UK consumers who spot an unauthorized Xoly Ltd charge have strong protections under the Payment Services Regulations 2017. Banks must refund an unauthorized transaction by the end of the next business day after becoming aware of it, and must restore the account to the state it would have been in had the transaction never occurred, including reversing any overdraft fees or lost interest.
Claims for unauthorized payments must be made within 13 months of the transaction date. A bank can only refuse a refund if it can prove the consumer authorized the payment, acted fraudulently, or failed to protect their card or security details in a way that enabled the charge.
For credit card charges over £100, Section 75 of the Consumer Credit Act 1974 provides an additional layer of protection. Under Section 75, the credit card company shares equal responsibility with the seller for misrepresentation or breach of contract, covering purchases between £100 and £30,000. For smaller credit card charges or debit card transactions, the chargeback scheme operated by Visa, Mastercard, and American Express allows consumers to request their bank reverse the transaction, generally within 120 days of the purchase.

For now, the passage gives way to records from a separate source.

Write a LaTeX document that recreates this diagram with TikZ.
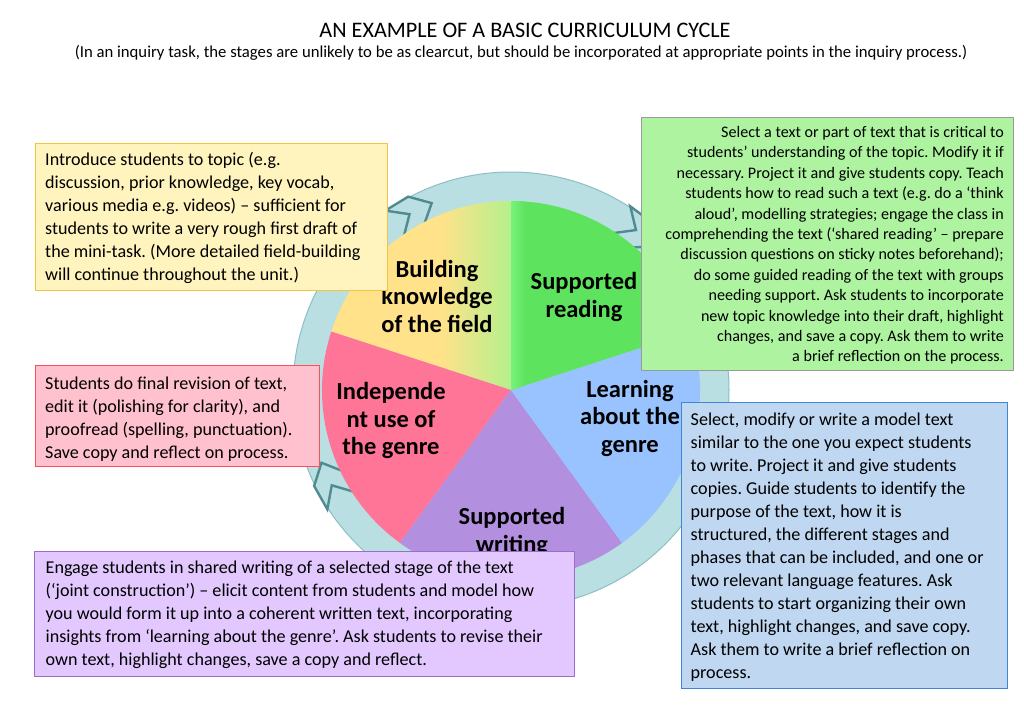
\documentclass[tikz,border=0pt]{standalone}
\usepackage{fontspec}
\setmainfont{Carlito}
\definecolor{ringfill}{HTML}{B9DFE2}
\definecolor{ringedge}{HTML}{8CBFC4}
\definecolor{chevedge}{HTML}{4F8B90}
\definecolor{slyellow}{HTML}{FFE28A}
\definecolor{slygreen}{HTML}{B5F08C}
\definecolor{slgreen}{HTML}{5EE35E}
\definecolor{slgreenlt}{HTML}{78F27A}
\definecolor{slblue}{HTML}{99C3FF}
\definecolor{slpurple}{HTML}{B38FE0}
\definecolor{slpink}{HTML}{FF7598}
\definecolor{byfill}{HTML}{FFF4BE}
\definecolor{byedge}{HTML}{F6C243}
\definecolor{bgfill}{HTML}{AEF4A0}
\definecolor{bgedge}{HTML}{9A9A9A}
\definecolor{bpfill}{HTML}{FFC1CE}
\definecolor{bpedge}{HTML}{F5525A}
\definecolor{bbfill}{HTML}{BFD7F0}
\definecolor{bbedge}{HTML}{3D86D8}
\definecolor{bvfill}{HTML}{E2C8FE}
\definecolor{bvedge}{HTML}{9B6CC8}
\begin{document}
\frenchspacing
\begin{tikzpicture}[x=1pt,y=-1pt,
  notebox/.style={draw, line width=1pt, anchor=north west, inner sep=0pt},
  notetext/.style={inner sep=0pt, align=left, anchor=west,
    font={\fontsize{18.1}{23}\selectfont}, text=black},
  slicelabel/.style={align=center, font={\bfseries\fontsize{24.5}{27.5}\selectfont}, text=black},
  chev/.style={fill=ringfill, draw=chevedge, line width=2.4pt, line join=miter}
]
\useasboundingbox (0,0) rectangle (1024,709);
\fill[white] (0,0) rectangle (1024,709);
\coordinate (c) at (511,390);

% ring
\begin{scope}[shift={(c)}]
  \fill[ringfill] (0,0) circle (218pt);
  \draw[ringedge, line width=1pt] (0,0) circle (218pt);
  \foreach \T in {213,125,57} {
    \draw[chev] (\T:219pt) -- ({\T-7}:219pt) -- ({\T-12}:203pt) -- ({\T-7}:186pt)
      -- (\T:187pt) -- ({\T-5}:203pt) -- cycle;
  }
  % pie slices
  \fill[slyellow] (0,0) -- (90:189pt) arc[start angle=90, end angle=162, radius=189pt] -- cycle;
  \begin{scope}
    \clip (0,0) -- (90:189pt) arc[start angle=90, end angle=162, radius=189pt] -- cycle;
    \shade[left color=slyellow, right color=slygreen] (-70pt,-10pt) rectangle (0pt,200pt);
  \end{scope}
  \fill[slpink] (0,0) -- (162:189pt) arc[start angle=162, end angle=234, radius=189pt] -- cycle;
  \fill[slpurple] (0,0) -- (234:189pt) arc[start angle=234, end angle=306, radius=189pt] -- cycle;
  \fill[slblue] (0,0) -- (306:189pt) arc[start angle=306, end angle=378, radius=189pt] -- cycle;
  \fill[slgreen] (0,0) -- (18:189pt) arc[start angle=18, end angle=90, radius=189pt] -- cycle;
  \begin{scope}
    \clip (0,0) -- (18:189pt) arc[start angle=18, end angle=90, radius=189pt] -- cycle;
    \shade[left color=slgreenlt, right color=slgreen] (0pt,0pt) rectangle (14pt,200pt);
  \end{scope}
\end{scope}

% slice labels
\node[slicelabel] (lbk) at (437,296) {Building\\knowledge\\of the field};
\node[slicelabel] (lsr) at (584,297) {Supported\\reading};
\node[slicelabel] (llg) at (630,418) {Learning\\about the\\genre};
\node[slicelabel] (lig) at (391,420.5) {Independe\\nt use of\\the genre};
\node[slicelabel] (lsw) at (512,532) {Supported\\writing};

% note boxes
\node[notebox, fill=byfill, draw=byedge, minimum width=352pt, minimum height=147pt] (nbk) at (35,143) {};
\node[notetext] (tbk) at ([xshift=10pt,yshift=-1pt]nbk.west)
  {Introduce students to topic (e.g.\\
   discussion, prior knowledge, key vocab,\\
   various media e.g. videos) – sufficient for\\
   students to write a very rough first draft of\\
   the mini-task. (More detailed field-building\\
   will continue throughout the unit.)};

\node[notebox, fill=bgfill, draw=bgedge, minimum width=372pt, minimum height=253pt] (nsr) at (641,117) {};
\node[notetext, anchor=east, align=right, font={\fontsize{16.1}{20.4}\selectfont}] (tsr)
  at ([xshift=-10pt,yshift=-1.5pt]nsr.east)
  {Select a text or part of text that is critical to\\
   students’ understanding of the topic. Modify it if\\
   necessary. Project it and give students copy. Teach\\
   students how to read such a text (e.g. do a ‘think\\
   aloud’, modelling strategies; engage the class in\\
   comprehending the text (‘shared reading’ – prepare\\
   discussion questions on sticky notes beforehand);\\
   do some guided reading of the text with groups\\
   needing support. Ask students to incorporate\\
   new topic knowledge into their draft, highlight\\
   changes, and save a copy. Ask them to write\\
   a brief reflection on the process.};

\node[notebox, fill=bpfill, draw=bpedge, minimum width=284pt, minimum height=101pt] (nig) at (35,365) {};
\node[notetext] (tig) at ([xshift=10pt,yshift=-3pt]nig.west)
  {Students do final revision of text,\\
   edit it (polishing for clarity), and\\
   proofread (spelling, punctuation).\\
   Save copy and reflect on process.};

\node[notebox, fill=bbfill, draw=bbedge, minimum width=326pt, minimum height=286pt] (nlg) at (681,402) {};
\node[notetext] (tlg) at ([xshift=9.5pt,yshift=-2pt]nlg.west)
  {Select, modify or write a model text\\
   similar to the one you expect students\\
   to write. Project it and give students\\
   copies. Guide students to identify the\\
   purpose of the text, how it is\\
   structured, the different stages and\\
   phases that can be included, and one or\\
   two relevant language features. Ask\\
   students to start organizing their own\\
   text, highlight changes, and save copy.\\
   Ask them to write a brief reflection on\\
   process.};

\node[notebox, fill=bvfill, draw=bvedge, minimum width=540pt, minimum height=125pt] (nsw) at (34,551) {};
\node[notetext] (tsw) at ([xshift=11.5pt,yshift=-1pt]nsw.west)
  {Engage students in shared writing of a selected stage of the text\\
   (‘joint construction’) – elicit content from students and model how\\
   you would form it up into a coherent written text, incorporating\\
   insights from ‘learning about the genre’. Ask students to revise their\\
   own text, highlight changes, save a copy and reflect.};

% title
\node[font={\fontsize{22.2}{26}\selectfont}] (title) at (525,30) {AN EXAMPLE OF A BASIC CURRICULUM CYCLE};
\node[font={\fontsize{16.7}{20}\selectfont}] (sub) at (521,53) {(In an inquiry task, the stages are unlikely to be as clearcut, but should be incorporated at appropriate points in the inquiry process.)};
\end{tikzpicture}
\end{document}
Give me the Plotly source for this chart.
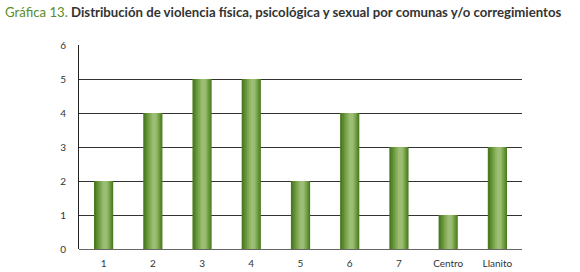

The name “Xoly Ltd” sometimes leads people to wonder whether it is connected to Xsolla, the major video game payment processor whose charges appear on statements under descriptors like “Xsolla_Roblox,” “SURAWAY Ltd,” “Xsolla*EFT,” and “Xsolla Inc.” Xoly Limited and Xsolla are separate, unrelated companies. Xsolla is a global commerce platform for the gaming industry that processes payments for titles like Roblox, MTG Arena, and Civilization, among others, and operates through a network of named subsidiaries including Xsolla (USA), Inc., Suraway LTD (its European representative in Cyprus), Xsolla Berlin GmbH, Xsolla Asia Limited, and Xsolla Japan Co., Ltd. None of Xsolla’s known entities or billing descriptors use the name “Xoly.”
If a charge on your statement says “Xsolla” or one of its recognized variations rather than “Xoly Ltd,” that is a video game purchase processed through Xsolla’s platform — a different situation with a different resolution path, handled through Xsolla’s support portal at help.xsolla.com.